Why would you want to be anywhere but here? Now, thinking of it, the only place I desire to be is right here, right now. But for so long, I struggled with shame or regret about my past and impatience about my future. I wasn't able to stay present because it was too uncomfortable. I was so caught up in the should’s that I was never actually where I was. I was constantly judging and guilting myself out of the wisdom and perspective that comes from the place of presence.
I should have done this, I shouldn’t have said that. The smallest mundane details became enormous obsessions and the major life choices became belittled. I felt like I didn’t know what I was doing with my life and I had no inner or outer compass to guide me. It was like I was in a perpetual state of motion but instead of actually moving I was just floating in place without any purpose.
Recently, I was having a beautiful conversation with my friend Rachel about our yoga practice, about how what we need and how we practice (everything from the style of yoga to the regularity of our practice) is always changing because whenever we make it to our mat it is the right time, no matter how long we’ve been away from our practice. There is wisdom in showing up everyday and there is wisdom in walking away. Sometimes we walk away for a long time because of injury or ignorance, and other times we do so consciously. And the same can be said of life. Sometimes we show up rearing and ready to get in the game, our energy on high and our hearts engaged in the play. But other times, we need to rest or walk away and take a break in order to reboot and redirect ourselves.
The trick is, just like with our yoga practice, to trust instead of judge these times when they come along.
During my talk with Rachel, we also got onto the topic of evolution. How our own evolutions are so sacred and truly guided, if only we have the eyes and perspective to see the journey that way. And so looking back over the past 10 years of what I think of my most authentically formative and frustrating years, I see can how every situation set me up to become who I am and where I am today.
Nothing is lost on me. None of the relationships, none of the choices, none of the opportunities or lack thereof, none of the right or wrong turns. Even the annoying slump years of trying to figure it all out and my most recent stage of stillness, which I've dubbed the magic nine month "restation-gestation" ... it all lines up ... and ironically, all the times I felt like I was fucking up or wandering around, I was actually right on track.

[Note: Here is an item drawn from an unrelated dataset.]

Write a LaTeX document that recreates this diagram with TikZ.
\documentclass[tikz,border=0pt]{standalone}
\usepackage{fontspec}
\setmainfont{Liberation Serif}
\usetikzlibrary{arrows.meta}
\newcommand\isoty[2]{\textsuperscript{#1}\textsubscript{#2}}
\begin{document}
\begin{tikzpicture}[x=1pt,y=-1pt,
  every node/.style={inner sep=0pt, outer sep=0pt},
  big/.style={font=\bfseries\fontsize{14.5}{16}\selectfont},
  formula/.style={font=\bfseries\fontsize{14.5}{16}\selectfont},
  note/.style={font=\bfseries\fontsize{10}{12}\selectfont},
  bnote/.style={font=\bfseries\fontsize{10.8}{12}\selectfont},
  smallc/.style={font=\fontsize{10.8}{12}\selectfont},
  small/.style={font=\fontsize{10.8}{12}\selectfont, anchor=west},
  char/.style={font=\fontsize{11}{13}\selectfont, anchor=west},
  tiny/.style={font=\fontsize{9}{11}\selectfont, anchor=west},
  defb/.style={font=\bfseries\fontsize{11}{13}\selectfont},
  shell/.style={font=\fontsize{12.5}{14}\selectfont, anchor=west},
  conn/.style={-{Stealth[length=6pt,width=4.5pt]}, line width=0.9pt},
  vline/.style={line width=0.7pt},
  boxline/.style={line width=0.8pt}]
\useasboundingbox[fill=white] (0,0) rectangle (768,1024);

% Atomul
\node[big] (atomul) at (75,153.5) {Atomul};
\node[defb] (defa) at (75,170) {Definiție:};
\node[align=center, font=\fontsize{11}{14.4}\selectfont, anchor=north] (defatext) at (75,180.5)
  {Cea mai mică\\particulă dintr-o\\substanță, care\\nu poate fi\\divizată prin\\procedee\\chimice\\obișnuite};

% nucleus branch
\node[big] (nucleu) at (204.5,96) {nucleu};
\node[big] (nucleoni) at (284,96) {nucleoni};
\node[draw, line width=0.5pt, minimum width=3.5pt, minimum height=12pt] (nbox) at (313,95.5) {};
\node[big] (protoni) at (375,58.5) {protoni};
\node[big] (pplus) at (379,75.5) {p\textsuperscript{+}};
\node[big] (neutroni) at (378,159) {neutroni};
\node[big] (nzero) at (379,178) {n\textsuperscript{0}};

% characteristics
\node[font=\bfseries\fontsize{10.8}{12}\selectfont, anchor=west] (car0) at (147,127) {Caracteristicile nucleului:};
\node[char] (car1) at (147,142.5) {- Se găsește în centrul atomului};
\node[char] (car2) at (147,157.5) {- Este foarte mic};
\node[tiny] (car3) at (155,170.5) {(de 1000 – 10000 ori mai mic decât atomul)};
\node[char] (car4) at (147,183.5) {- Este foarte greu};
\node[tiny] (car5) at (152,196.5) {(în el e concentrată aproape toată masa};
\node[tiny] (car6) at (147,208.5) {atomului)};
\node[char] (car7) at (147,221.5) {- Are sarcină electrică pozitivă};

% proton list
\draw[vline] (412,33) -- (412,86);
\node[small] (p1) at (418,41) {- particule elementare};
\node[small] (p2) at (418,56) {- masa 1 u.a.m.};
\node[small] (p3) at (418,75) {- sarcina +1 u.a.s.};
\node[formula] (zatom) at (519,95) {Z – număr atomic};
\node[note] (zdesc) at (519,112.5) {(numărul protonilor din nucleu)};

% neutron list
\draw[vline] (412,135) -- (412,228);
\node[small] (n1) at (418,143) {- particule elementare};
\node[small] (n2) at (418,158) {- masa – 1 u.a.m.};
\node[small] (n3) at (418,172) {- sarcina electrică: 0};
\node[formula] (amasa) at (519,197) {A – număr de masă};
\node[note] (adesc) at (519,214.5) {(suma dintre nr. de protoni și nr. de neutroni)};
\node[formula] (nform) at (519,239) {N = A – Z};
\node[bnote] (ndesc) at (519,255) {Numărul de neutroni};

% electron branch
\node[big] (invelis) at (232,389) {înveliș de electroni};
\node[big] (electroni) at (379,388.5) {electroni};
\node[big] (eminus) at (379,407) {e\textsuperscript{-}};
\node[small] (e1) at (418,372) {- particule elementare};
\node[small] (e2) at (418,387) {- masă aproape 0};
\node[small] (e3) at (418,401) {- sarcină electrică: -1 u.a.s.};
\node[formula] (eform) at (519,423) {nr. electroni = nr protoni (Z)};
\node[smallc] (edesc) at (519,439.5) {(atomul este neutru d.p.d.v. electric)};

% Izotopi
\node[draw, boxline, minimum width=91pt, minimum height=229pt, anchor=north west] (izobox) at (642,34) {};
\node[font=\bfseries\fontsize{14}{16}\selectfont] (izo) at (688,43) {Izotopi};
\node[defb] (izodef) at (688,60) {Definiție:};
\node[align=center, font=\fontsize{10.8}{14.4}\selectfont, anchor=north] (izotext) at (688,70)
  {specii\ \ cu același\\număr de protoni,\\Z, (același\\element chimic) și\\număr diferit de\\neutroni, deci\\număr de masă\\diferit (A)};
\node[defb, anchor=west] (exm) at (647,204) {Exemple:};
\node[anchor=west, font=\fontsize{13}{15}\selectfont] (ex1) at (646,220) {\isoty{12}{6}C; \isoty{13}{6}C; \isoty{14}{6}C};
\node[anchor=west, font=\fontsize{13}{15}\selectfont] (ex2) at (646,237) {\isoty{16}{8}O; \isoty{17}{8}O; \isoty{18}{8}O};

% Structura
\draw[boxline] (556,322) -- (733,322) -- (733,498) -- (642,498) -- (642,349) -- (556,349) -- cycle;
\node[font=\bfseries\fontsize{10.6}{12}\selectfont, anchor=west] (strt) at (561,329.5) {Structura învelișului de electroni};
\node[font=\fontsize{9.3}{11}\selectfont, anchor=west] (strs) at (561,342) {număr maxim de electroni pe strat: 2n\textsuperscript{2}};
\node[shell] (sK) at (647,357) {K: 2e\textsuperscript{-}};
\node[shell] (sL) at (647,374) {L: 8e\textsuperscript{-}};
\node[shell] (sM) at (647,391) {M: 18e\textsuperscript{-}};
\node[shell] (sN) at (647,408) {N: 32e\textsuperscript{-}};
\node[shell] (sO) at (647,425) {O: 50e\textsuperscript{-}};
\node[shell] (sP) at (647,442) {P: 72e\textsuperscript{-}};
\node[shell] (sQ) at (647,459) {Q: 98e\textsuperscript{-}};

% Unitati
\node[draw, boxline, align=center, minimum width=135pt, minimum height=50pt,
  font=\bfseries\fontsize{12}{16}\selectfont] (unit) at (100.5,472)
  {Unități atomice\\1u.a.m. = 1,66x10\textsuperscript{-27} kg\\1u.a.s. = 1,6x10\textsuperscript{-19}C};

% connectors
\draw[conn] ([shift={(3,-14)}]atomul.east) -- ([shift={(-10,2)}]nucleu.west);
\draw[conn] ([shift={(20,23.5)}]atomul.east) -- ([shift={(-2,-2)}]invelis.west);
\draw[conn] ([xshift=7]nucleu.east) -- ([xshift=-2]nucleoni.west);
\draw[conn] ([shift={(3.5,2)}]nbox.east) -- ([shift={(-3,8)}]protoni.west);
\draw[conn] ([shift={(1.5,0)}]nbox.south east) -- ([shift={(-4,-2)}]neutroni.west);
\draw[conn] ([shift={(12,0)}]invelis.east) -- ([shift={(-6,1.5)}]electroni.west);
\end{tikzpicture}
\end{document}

I know this now only because I can see where I've come from. I'm now deeply confident where I'm at in life and keep uncovering more and more of the authentic woman I am by taking the "good" hand in hand with the "bad" and appreciation for the certain just as much as the uncertain. I’ve healed many of my shadows and I’ve learned grace from the sacred medicine they have offered me. I’ve progressed and regressed. I’ve taken flight and fallen. I’ve met beautiful people who have simultaneously held me up and torn me down to my most bare bones. I’ve become who I am and I am grateful for every moment and every experience that has carried me to this place.
The big theme of this life is, how do can I stay present while I’m in pain? How can I stay present when it’s uncertain, even if I know it’s the right thing to do? How can I stay here, when my heart hurts or my body hurts or my soul doesn’t feel comfortable?
The answer I've learned for myself is ...
I can stay here because I know that it won't always be this way ... and that these moments of uncertainty or discomfort are typically the ones that lead me to the most magic.
People who are truly and authentically happy don’t have perfect lives. It isn’t that everything goes right for them. It’s that they walk through the fire of pain, through the flames of purification and they come out on the other end grateful for the meaning, growth and PERSPECTIVE it has given them.
It's all about perspective, babe. It's about choosing to see your challenges as gifts. It's knowing that beauty lies just behind the breakdown if you are only patient and willing enough to see it that way. It's that true meaning in life comes from experiencing moments as they unfold in real time and learning to staying present in order to fully absorb the essence and and value of what is happening for you in the here and now.
So my question to you is ... how can you stay present to the wisdom and magic that this moment has to offer you?